Task instructions => Take the listing from its first line through the line that contains "1.02, 1.05, 1.05]" and please retype those lines exactly, leaving out the pictures.
============================================================
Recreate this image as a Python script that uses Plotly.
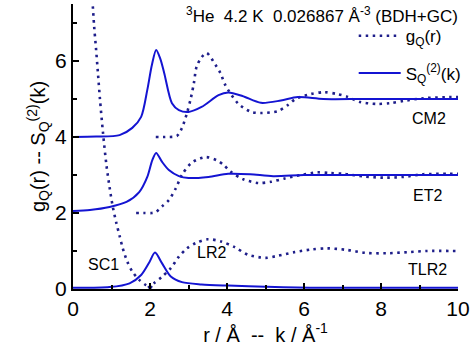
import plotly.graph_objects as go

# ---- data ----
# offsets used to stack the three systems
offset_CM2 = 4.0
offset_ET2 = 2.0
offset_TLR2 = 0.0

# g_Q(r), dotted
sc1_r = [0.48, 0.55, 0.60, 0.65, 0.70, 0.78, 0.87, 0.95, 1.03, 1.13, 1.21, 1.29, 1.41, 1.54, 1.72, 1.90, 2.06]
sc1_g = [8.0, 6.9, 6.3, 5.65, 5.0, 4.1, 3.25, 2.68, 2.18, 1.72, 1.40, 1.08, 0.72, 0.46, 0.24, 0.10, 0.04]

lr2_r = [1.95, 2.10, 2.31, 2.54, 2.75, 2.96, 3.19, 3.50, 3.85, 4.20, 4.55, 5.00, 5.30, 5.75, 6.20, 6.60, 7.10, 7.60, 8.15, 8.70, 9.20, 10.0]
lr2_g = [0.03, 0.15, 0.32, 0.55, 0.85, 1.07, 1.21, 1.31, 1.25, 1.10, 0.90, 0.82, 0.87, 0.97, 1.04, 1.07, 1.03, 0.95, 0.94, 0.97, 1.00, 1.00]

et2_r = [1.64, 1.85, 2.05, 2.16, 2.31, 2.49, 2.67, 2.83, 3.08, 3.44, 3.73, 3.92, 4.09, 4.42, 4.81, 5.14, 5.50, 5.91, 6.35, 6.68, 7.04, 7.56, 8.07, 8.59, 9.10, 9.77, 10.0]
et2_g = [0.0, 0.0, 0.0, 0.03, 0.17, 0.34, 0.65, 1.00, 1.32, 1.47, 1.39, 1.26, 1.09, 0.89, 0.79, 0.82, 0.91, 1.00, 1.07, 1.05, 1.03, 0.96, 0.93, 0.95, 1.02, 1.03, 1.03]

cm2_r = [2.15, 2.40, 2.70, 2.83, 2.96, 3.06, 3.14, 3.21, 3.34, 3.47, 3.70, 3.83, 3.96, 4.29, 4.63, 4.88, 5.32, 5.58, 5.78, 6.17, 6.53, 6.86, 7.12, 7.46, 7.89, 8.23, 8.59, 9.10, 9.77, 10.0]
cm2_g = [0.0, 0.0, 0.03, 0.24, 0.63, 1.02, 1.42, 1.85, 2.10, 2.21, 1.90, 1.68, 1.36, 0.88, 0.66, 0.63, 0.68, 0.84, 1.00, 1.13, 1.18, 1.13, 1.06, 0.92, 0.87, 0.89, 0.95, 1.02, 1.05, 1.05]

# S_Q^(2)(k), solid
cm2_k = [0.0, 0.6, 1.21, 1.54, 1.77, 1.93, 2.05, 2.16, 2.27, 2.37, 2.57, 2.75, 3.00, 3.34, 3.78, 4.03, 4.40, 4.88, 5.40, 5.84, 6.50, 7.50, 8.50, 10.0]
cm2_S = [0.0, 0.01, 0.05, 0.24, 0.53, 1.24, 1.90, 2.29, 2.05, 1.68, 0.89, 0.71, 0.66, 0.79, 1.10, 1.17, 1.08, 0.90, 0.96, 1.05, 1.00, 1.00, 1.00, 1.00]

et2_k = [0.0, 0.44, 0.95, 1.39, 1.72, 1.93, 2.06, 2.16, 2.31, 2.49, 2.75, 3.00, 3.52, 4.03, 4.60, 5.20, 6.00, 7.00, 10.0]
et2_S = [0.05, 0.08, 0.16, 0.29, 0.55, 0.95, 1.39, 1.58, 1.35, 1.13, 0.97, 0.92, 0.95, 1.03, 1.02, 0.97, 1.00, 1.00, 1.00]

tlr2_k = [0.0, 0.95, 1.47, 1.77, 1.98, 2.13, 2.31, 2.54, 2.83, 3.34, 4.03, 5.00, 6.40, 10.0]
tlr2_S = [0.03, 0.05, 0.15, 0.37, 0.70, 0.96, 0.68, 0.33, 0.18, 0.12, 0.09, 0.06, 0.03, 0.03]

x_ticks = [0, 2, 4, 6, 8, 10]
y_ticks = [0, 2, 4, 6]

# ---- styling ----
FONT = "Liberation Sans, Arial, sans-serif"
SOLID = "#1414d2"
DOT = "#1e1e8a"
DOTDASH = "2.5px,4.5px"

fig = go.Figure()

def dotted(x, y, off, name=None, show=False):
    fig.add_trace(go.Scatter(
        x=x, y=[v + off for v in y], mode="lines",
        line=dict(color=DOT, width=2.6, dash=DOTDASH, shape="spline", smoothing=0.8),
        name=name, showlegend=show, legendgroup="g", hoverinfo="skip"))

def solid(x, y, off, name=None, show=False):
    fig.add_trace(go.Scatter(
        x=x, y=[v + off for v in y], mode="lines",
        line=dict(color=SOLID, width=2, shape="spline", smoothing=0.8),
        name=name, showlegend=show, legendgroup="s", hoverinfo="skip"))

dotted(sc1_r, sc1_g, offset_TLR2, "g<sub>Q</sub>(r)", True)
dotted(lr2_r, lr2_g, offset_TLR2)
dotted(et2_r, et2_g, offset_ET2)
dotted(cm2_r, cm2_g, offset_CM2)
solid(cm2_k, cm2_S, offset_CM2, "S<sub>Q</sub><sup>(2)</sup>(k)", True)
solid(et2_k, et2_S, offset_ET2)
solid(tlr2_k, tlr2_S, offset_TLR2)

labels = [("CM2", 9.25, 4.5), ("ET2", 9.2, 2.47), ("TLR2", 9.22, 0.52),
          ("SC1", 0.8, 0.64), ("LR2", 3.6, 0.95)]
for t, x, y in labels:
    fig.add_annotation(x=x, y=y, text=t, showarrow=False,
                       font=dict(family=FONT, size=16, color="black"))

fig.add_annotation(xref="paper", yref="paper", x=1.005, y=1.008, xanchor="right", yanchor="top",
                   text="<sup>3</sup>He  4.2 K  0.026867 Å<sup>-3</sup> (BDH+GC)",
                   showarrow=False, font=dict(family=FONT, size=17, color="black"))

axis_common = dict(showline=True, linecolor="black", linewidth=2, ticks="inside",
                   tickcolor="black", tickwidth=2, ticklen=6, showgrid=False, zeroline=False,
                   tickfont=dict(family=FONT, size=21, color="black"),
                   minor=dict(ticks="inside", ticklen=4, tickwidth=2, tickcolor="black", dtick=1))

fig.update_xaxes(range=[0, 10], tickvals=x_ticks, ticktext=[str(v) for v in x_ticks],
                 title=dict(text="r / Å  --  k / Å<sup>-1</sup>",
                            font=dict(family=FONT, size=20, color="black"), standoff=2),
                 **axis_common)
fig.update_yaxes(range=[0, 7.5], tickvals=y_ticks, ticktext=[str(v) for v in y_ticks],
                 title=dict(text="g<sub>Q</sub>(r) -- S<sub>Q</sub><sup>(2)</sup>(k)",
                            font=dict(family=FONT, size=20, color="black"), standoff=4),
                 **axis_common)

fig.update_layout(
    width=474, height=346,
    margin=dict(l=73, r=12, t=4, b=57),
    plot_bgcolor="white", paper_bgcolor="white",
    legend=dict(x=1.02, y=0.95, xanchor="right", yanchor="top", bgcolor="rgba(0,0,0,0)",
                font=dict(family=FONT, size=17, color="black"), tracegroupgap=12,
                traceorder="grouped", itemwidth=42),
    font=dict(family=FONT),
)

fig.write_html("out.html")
============================================================
Response below =>
Recreate this image as a Python script that uses Plotly.
import plotly.graph_objects as go

# ---- data ----
# offsets used to stack the three systems
offset_CM2 = 4.0
offset_ET2 = 2.0
offset_TLR2 = 0.0

# g_Q(r), dotted
sc1_r = [0.48, 0.55, 0.60, 0.65, 0.70, 0.78, 0.87, 0.95, 1.03, 1.13, 1.21, 1.29, 1.41, 1.54, 1.72, 1.90, 2.06]
sc1_g = [8.0, 6.9, 6.3, 5.65, 5.0, 4.1, 3.25, 2.68, 2.18, 1.72, 1.40, 1.08, 0.72, 0.46, 0.24, 0.10, 0.04]

lr2_r = [1.95, 2.10, 2.31, 2.54, 2.75, 2.96, 3.19, 3.50, 3.85, 4.20, 4.55, 5.00, 5.30, 5.75, 6.20, 6.60, 7.10, 7.60, 8.15, 8.70, 9.20, 10.0]
lr2_g = [0.03, 0.15, 0.32, 0.55, 0.85, 1.07, 1.21, 1.31, 1.25, 1.10, 0.90, 0.82, 0.87, 0.97, 1.04, 1.07, 1.03, 0.95, 0.94, 0.97, 1.00, 1.00]

et2_r = [1.64, 1.85, 2.05, 2.16, 2.31, 2.49, 2.67, 2.83, 3.08, 3.44, 3.73, 3.92, 4.09, 4.42, 4.81, 5.14, 5.50, 5.91, 6.35, 6.68, 7.04, 7.56, 8.07, 8.59, 9.10, 9.77, 10.0]
et2_g = [0.0, 0.0, 0.0, 0.03, 0.17, 0.34, 0.65, 1.00, 1.32, 1.47, 1.39, 1.26, 1.09, 0.89, 0.79, 0.82, 0.91, 1.00, 1.07, 1.05, 1.03, 0.96, 0.93, 0.95, 1.02, 1.03, 1.03]

cm2_r = [2.15, 2.40, 2.70, 2.83, 2.96, 3.06, 3.14, 3.21, 3.34, 3.47, 3.70, 3.83, 3.96, 4.29, 4.63, 4.88, 5.32, 5.58, 5.78, 6.17, 6.53, 6.86, 7.12, 7.46, 7.89, 8.23, 8.59, 9.10, 9.77, 10.0]
cm2_g = [0.0, 0.0, 0.03, 0.24, 0.63, 1.02, 1.42, 1.85, 2.10, 2.21, 1.90, 1.68, 1.36, 0.88, 0.66, 0.63, 0.68, 0.84, 1.00, 1.13, 1.18, 1.13, 1.06, 0.92, 0.87, 0.89, 0.95, 1.02, 1.05, 1.05]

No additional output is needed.